An individual qualifies as an accredited investor by meeting one of several financial thresholds: net worth exceeding $1 million (excluding a primary residence), individual income above $200,000 in each of the prior two years with a reasonable expectation of the same in the current year, or joint income with a spouse or partner above $300,000 under the same conditions.7SEC. Accredited Investors Holders of certain professional securities licenses, such as the Series 7, Series 65, or Series 82, also qualify regardless of their personal finances.
Rule 504 allows companies to offer and sell up to $10 million in securities over a 12-month period.6SEC. Exempt Offerings This exemption is often used for smaller, regional offerings and does not restrict sales to accredited investors only, though state-level securities laws may impose additional requirements.
Any company relying on a Regulation D exemption must file a Form D notice with the SEC within 15 calendar days after the first sale of securities in the offering.8SEC. Filing a Form D Notice The SEC does not charge a filing fee for Form D.6SEC. Exempt Offerings If the offering continues beyond one year, the company must file an annual amendment. Missing the filing deadline does not automatically invalidate the exemption, but it can trigger SEC enforcement action and may create problems with state regulators.
Regulation Crowdfunding allows companies to raise up to $5 million from the general public through SEC-registered online platforms. Non-accredited investors face investment limits tied to their income and net worth. Under the most recently published thresholds, investors with annual income or net worth below $124,000 can invest the greater of $2,500 or 5% of whichever figure is higher. Investors whose income and net worth both equal or exceed $124,000 can invest up to 10% of the greater figure, capped at $124,000 per year.9Investor.gov. Updated Investor Bulletin – Crowdfunding Investment Limits Increase These limits do not apply to accredited investors.
One of the cleaner aspects of issuing common stock is the tax treatment on the corporate side. Under federal tax law, a corporation does not recognize any gain or loss when it receives money or property in exchange for its own stock, including treasury stock.10Office of the Law Revision Counsel. 26 US Code 1032 – Exchange of Stock for Property If a company issues shares worth $10 million, it simply books the $10 million as equity. There is no taxable event for the corporation.
For shareholders, the purchase price of the stock becomes their tax basis. They owe no tax at the time of purchase. Taxes come into play later, when they sell the shares at a gain or loss, or when they receive dividends.
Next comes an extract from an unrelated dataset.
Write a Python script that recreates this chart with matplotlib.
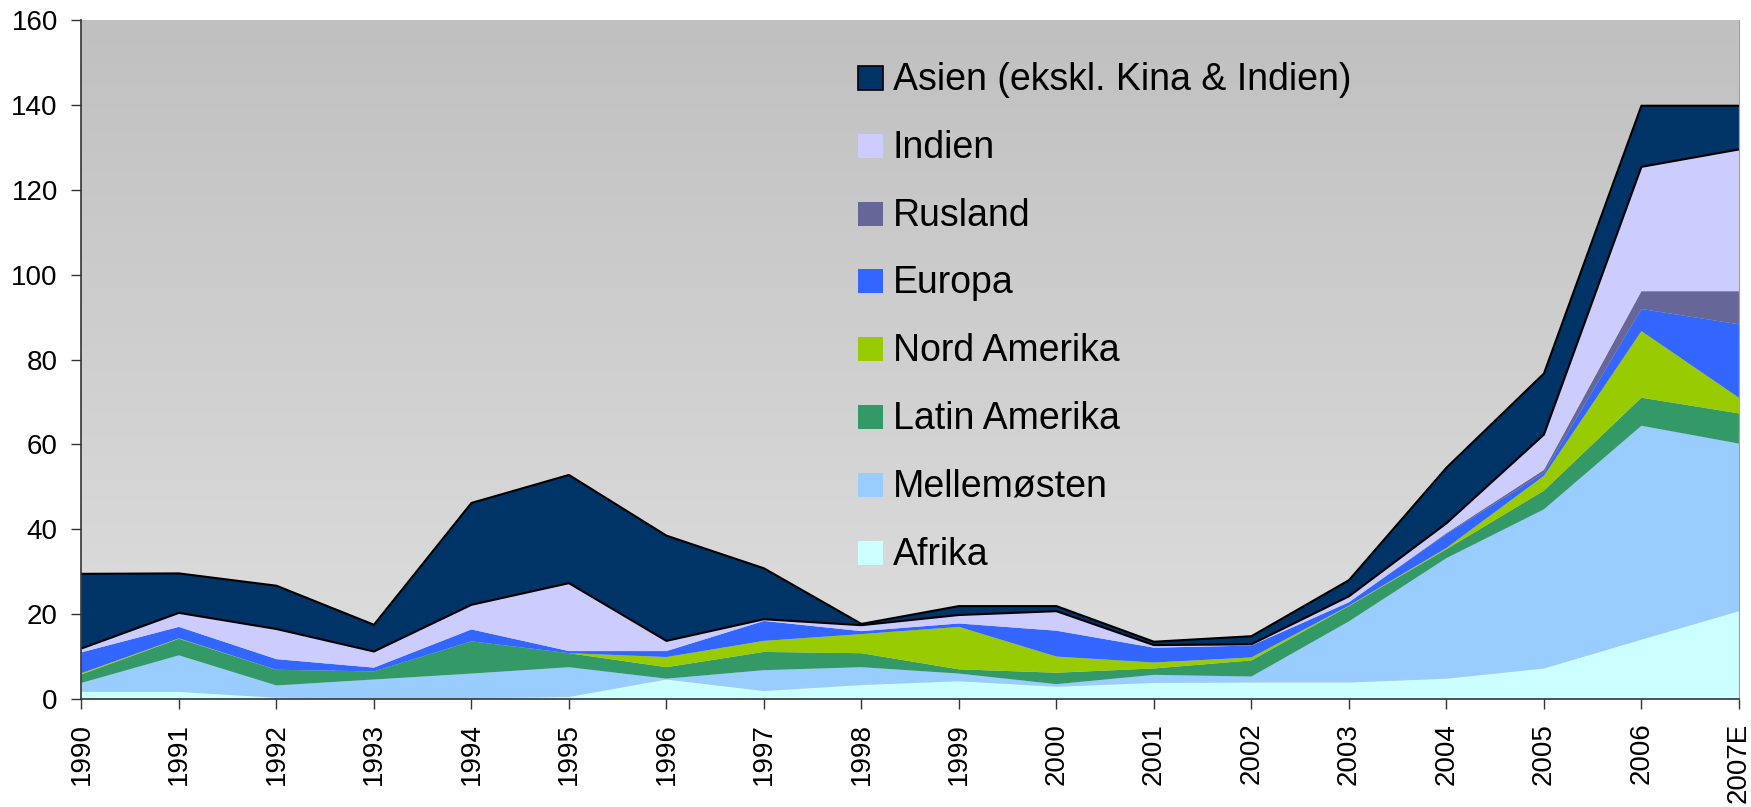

Qualified dividends are generally taxed at the lower long-term capital gains rates rather than as ordinary income, provided holding period requirements are met.
Shareholders in small corporations get an additional protection worth knowing about. Section 1244 of the Internal Revenue Code allows individuals who purchased stock directly from a qualifying small business corporation to deduct losses on that stock as ordinary losses rather than capital losses. The ordinary loss deduction is capped at $50,000 per year for individual filers or $100,000 for married couples filing jointly. To qualify, the corporation must have received no more than $1 million in total capital contributions at the time the stock was issued, and more than half of its gross receipts over the preceding five years must have come from active business operations rather than passive sources like royalties, rents, or investment income.11Office of the Law Revision Counsel. 26 US Code 1244 – Losses on Small Business Stock This distinction matters because ordinary losses offset regular income dollar for dollar, while capital losses are limited to $3,000 per year against ordinary income.